Горящие как капельки лавы глаза уродливого пса проводили улетевшее в кусты лакомство и снова уставились на сидящего у костра человека. Бендеру некстати пришло в голову, что у чернобыльских котов-баюнов, в отличие от пушистых мяукающих родственников с Большой Земли, глаза в темноте почему-то совсем не светятся. И ещё ему подумалось, что пёс этот треклятый в холке, пожалуй, и по грудь взрослому мужчине будет…

– Ну и пшёл вон! – повысил голос сталкер, нашаривая и подтягивая к себе только что вычищенный керамбит.

В костре треснула ветка, к чёрному небу взлетело огненное крошево, на мгновение стало немного ярче, и Остап разглядел, что хвост пса, по обыкновению задранный вверх (он где-то читал, что остальной стае он служит чем-то вроде командирского жезла), сейчас крепко-накрепко прижат между задних лап мутанта к впалому брюху. А это могло означать только одно…

Пёс готовится к прыжку.

Мощный удар в грудь опрокинул сталкера на спину, ухваченный было нож выскользнул из пальцев. Правую ногу ожгло нестерпимой болью – ботинок угодил в костёр. Горло сжало словно удавкой, в лицо чваркнул удушливый шмат слизи. Резкая боль пронзила виски – пси-пёс, вопреки расхожему мнению, не рвал горло жертвы, предпочитая более эффективный удар клыками в тонкую кость над скулой. Перед глазами запылал знакомый пламень «аффекта»…

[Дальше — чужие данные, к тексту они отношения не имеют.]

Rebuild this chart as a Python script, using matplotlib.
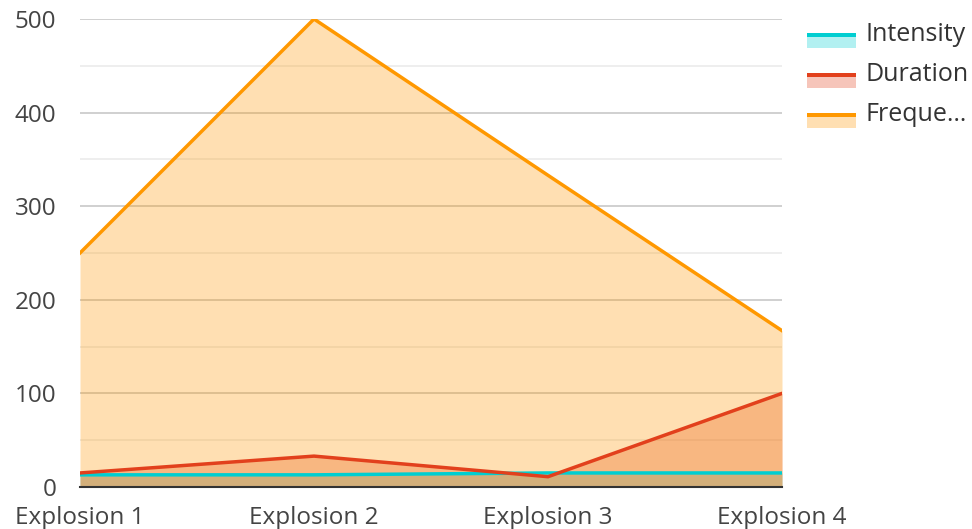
import matplotlib
matplotlib.use("Agg")
import matplotlib.pyplot as plt
from matplotlib.patches import Rectangle
from matplotlib.legend_handler import HandlerBase
import numpy as np

categories = ["Explosion 1", "Explosion 2", "Explosion 3", "Explosion 4"]
intensity = [13, 13, 15, 15]
duration = [15, 33, 11, 100]
frequency = [250, 500, 333, 167]
series_names = ["Intensity", "Duration", "Frequency"]
colors = ["#00CED1", "#E2401C", "#FF9800"]

plt.rcParams['font.family'] = ['Open Sans', 'DejaVu Sans']

fig = plt.figure(figsize=(9.72, 5.29), dpi=100)
ax = fig.add_axes([80/972, 1-487/529, (782-80)/972, (487-19)/529])

x = np.arange(len(categories))
for vals, c in zip([intensity, duration, frequency], colors):
    ax.fill_between(x, 0, vals, color=c, alpha=0.3, linewidth=0, zorder=2)
for vals, c in zip([intensity, duration, frequency], colors):
    ax.plot(x, vals, color=c, linewidth=2.5, zorder=4, solid_joinstyle='miter')

ax.set_xlim(0, 3)
ax.set_ylim(0, 500)
ax.set_yticks([0, 100, 200, 300, 400, 500])
ax.set_yticks([50, 150, 250, 350, 450], minor=True)
ax.set_xticks(x)
ax.set_xticklabels(categories)
ax.grid(axis='y', which='major', color='#c8c8c8', linewidth=1.2, zorder=1)
ax.grid(axis='y', which='minor', color='#ebebeb', linewidth=1.2, zorder=1)
ax.grid(axis='x', visible=False)
for s in ['top', 'right', 'left']:
    ax.spines[s].set_visible(False)
ax.spines['bottom'].set_color('#333333')
ax.spines['bottom'].set_linewidth(1.5)
ax.spines['bottom'].set_zorder(5)
ax.tick_params(axis='both', which='both', length=0, labelsize=17.5, labelcolor='#444444')
ax.tick_params(axis='y', pad=17)
ax.tick_params(axis='x', pad=13.5)


class AreaHandler(HandlerBase):
    def __init__(self, color):
        super().__init__()
        self.color = color

    def create_artists(self, legend, orig_handle, xdescent, ydescent, width, height, fontsize, trans):
        y0 = -ydescent - 6
        r = Rectangle((-xdescent, y0), width, height * 0.75, facecolor=self.color,
                      alpha=0.3, edgecolor='none', transform=trans)
        l = Rectangle((-xdescent, y0 + height * 0.75), width, height * 0.25,
                      facecolor=self.color, edgecolor='none', transform=trans)
        return [r, l]


handles = [Rectangle((0, 0), 1, 1) for _ in colors]
labels = ["Intensity", "Duration", "Freque\u2026"]
leg = fig.legend(handles, labels, loc='upper left', bbox_to_anchor=(797/972, 1-12/529),
                 frameon=False, fontsize=18, handlelength=1.96, handleheight=0.55,
                 labelspacing=0.6, handletextpad=0.36, borderaxespad=0,
                 handler_map={h: AreaHandler(c) for h, c in zip(handles, colors)})
for t in leg.get_texts():
    t.set_color('#333333')

fig.savefig("out.png", dpi=100)
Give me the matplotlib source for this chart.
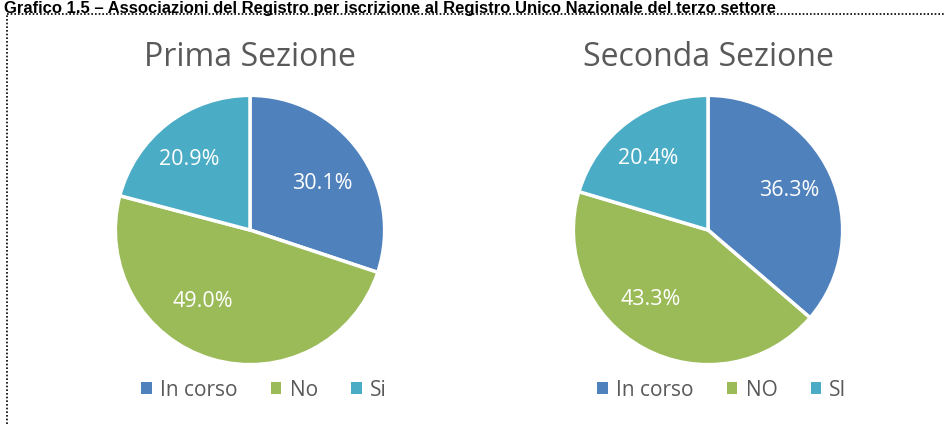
import matplotlib
matplotlib.use("Agg")
import numpy as np
import matplotlib.pyplot as plt

# Dati
titolo = "Grafico 1.5 – Associazioni del Registro per iscrizione al Registro Unico Nazionale del terzo settore"
sezioni = ["Prima Sezione", "Seconda Sezione"]
etichette_prima = ["In corso", "No", "Si"]
etichette_seconda = ["In corso", "NO", "SI"]
valori_prima = [30.1, 49.0, 20.9]
valori_seconda = [36.3, 43.3, 20.4]
colori = ["#4F81BD", "#9BBB59", "#4BACC6"]

plt.rcParams["font.family"] = ["Open Sans", "DejaVu Sans"]

fig = plt.figure(figsize=(9.45, 4.24), dpi=100)
W, H = 945, 424

# Titolo del grafico
fig.text(4 / W, 1 - 0.5 / H, titolo, fontsize=12, fontweight="bold",
         family="Liberation Sans", color="black", va="top", ha="left")

# Bordo tratteggiato
fig.add_artist(plt.Line2D([7 / W, 1], [1 - 13.5 / H, 1 - 13.5 / H], transform=fig.transFigure,
                          color="black", lw=1.2, linestyle=(0, (1, 1.2))))
fig.add_artist(plt.Line2D([7 / W, 7 / W], [0, 1 - 13.5 / H], transform=fig.transFigure,
                          color="black", lw=1.2, linestyle=(0, (1, 1.2))))


def disegna_torta(cx, valori, etichette, nome, spost_ang, dist):
    r = 136
    cy = 230
    ax = fig.add_axes([(cx - r) / W, 1 - (cy + r) / H, 2 * r / W, 2 * r / H])
    wedges, testi, pct = ax.pie(valori, colors=colori, startangle=90, counterclock=False,
                                autopct="%.1f%%", pctdistance=0.7,
                                wedgeprops=dict(edgecolor="white", linewidth=2.5),
                                textprops=dict(color="white", fontsize=15.5))
    # posizione "best fit" delle etichette come in Excel
    for w, t, da, d in zip(wedges, pct, spost_ang, dist):
        a = np.deg2rad((w.theta1 + w.theta2) / 2 + da)
        t.set_position((d * np.cos(a), d * np.sin(a)))
    ax.set_aspect("equal")
    ax.set_xlim(-1.01, 1.01)
    ax.set_ylim(-1.01, 1.01)
    fig.text(cx / W, 1 - 58 / H, nome, fontsize=23, color="#595959", ha="center", va="center")
    leg = fig.legend(wedges, etichette, loc="center", bbox_to_anchor=((cx + 14) / W, 1 - 390 / H),
                     ncol=3, frameon=False, fontsize=15, handlelength=0.5, handleheight=0.5,
                     handletextpad=0.4, columnspacing=1.6, labelcolor="#595959")
    for h in leg.legend_handles:
        h.set_linewidth(0)


disegna_torta(250, valori_prima, etichette_prima, sezioni[0],
              [-3, -17, 3], [0.64, 0.64, 0.69])
disegna_torta(708, valori_seconda, etichette_seconda, sezioni[1],
              [1, -11, 3], [0.67, 0.67, 0.69])

fig.savefig("out.png", dpi=100)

… но было уже поздно – реакция порождения Зоны, даже ослабленного, даже больного, раненого или умирающего, во много раз опережает таковую у человека, до сих пор остающегося здесь чужаком.

«Я же непобедим, – пронеслось в гаснущем сознании Бендера подобно последней электрической искорке обесточенного генератора, и его слабеющие руки рефлекторно попытались отодрать от себя огромную кошмарную оскаленную морду пса. – Я же непобедим… почему… почему… Монолит…»

А потом мир накрыла тьма, и ничего так и не успевший понять сталкер Остап Бендер умер. Некрасивый смешливый весельчак, перепутавший непобедимость с бессмертием… и запросто убитый бессловесной полуразумной тварью, собравшейся не побеждать – но всего-то-навсего утолить свой примитивный первобытный голод.

Отвратительное животное поспешно доглодало свою неожиданную добычу, фыркнуло на почти потухший огонь и, вылизываясь на ходу, растворилось в ночи. В хилом живом существе, ещё минуту назад сидевшем у костра и кидающем ему резко пахнущие человеческим духом подачки, пси-пёс не видел врага, агрессора или даже соперника – двуногий был для зверя всего лишь ЕДОЙ. Ни больше, ни меньше. Куском тёплого, сочащегося горячей кровью, ещё конвульсивно подрагивающего на зубах мяса.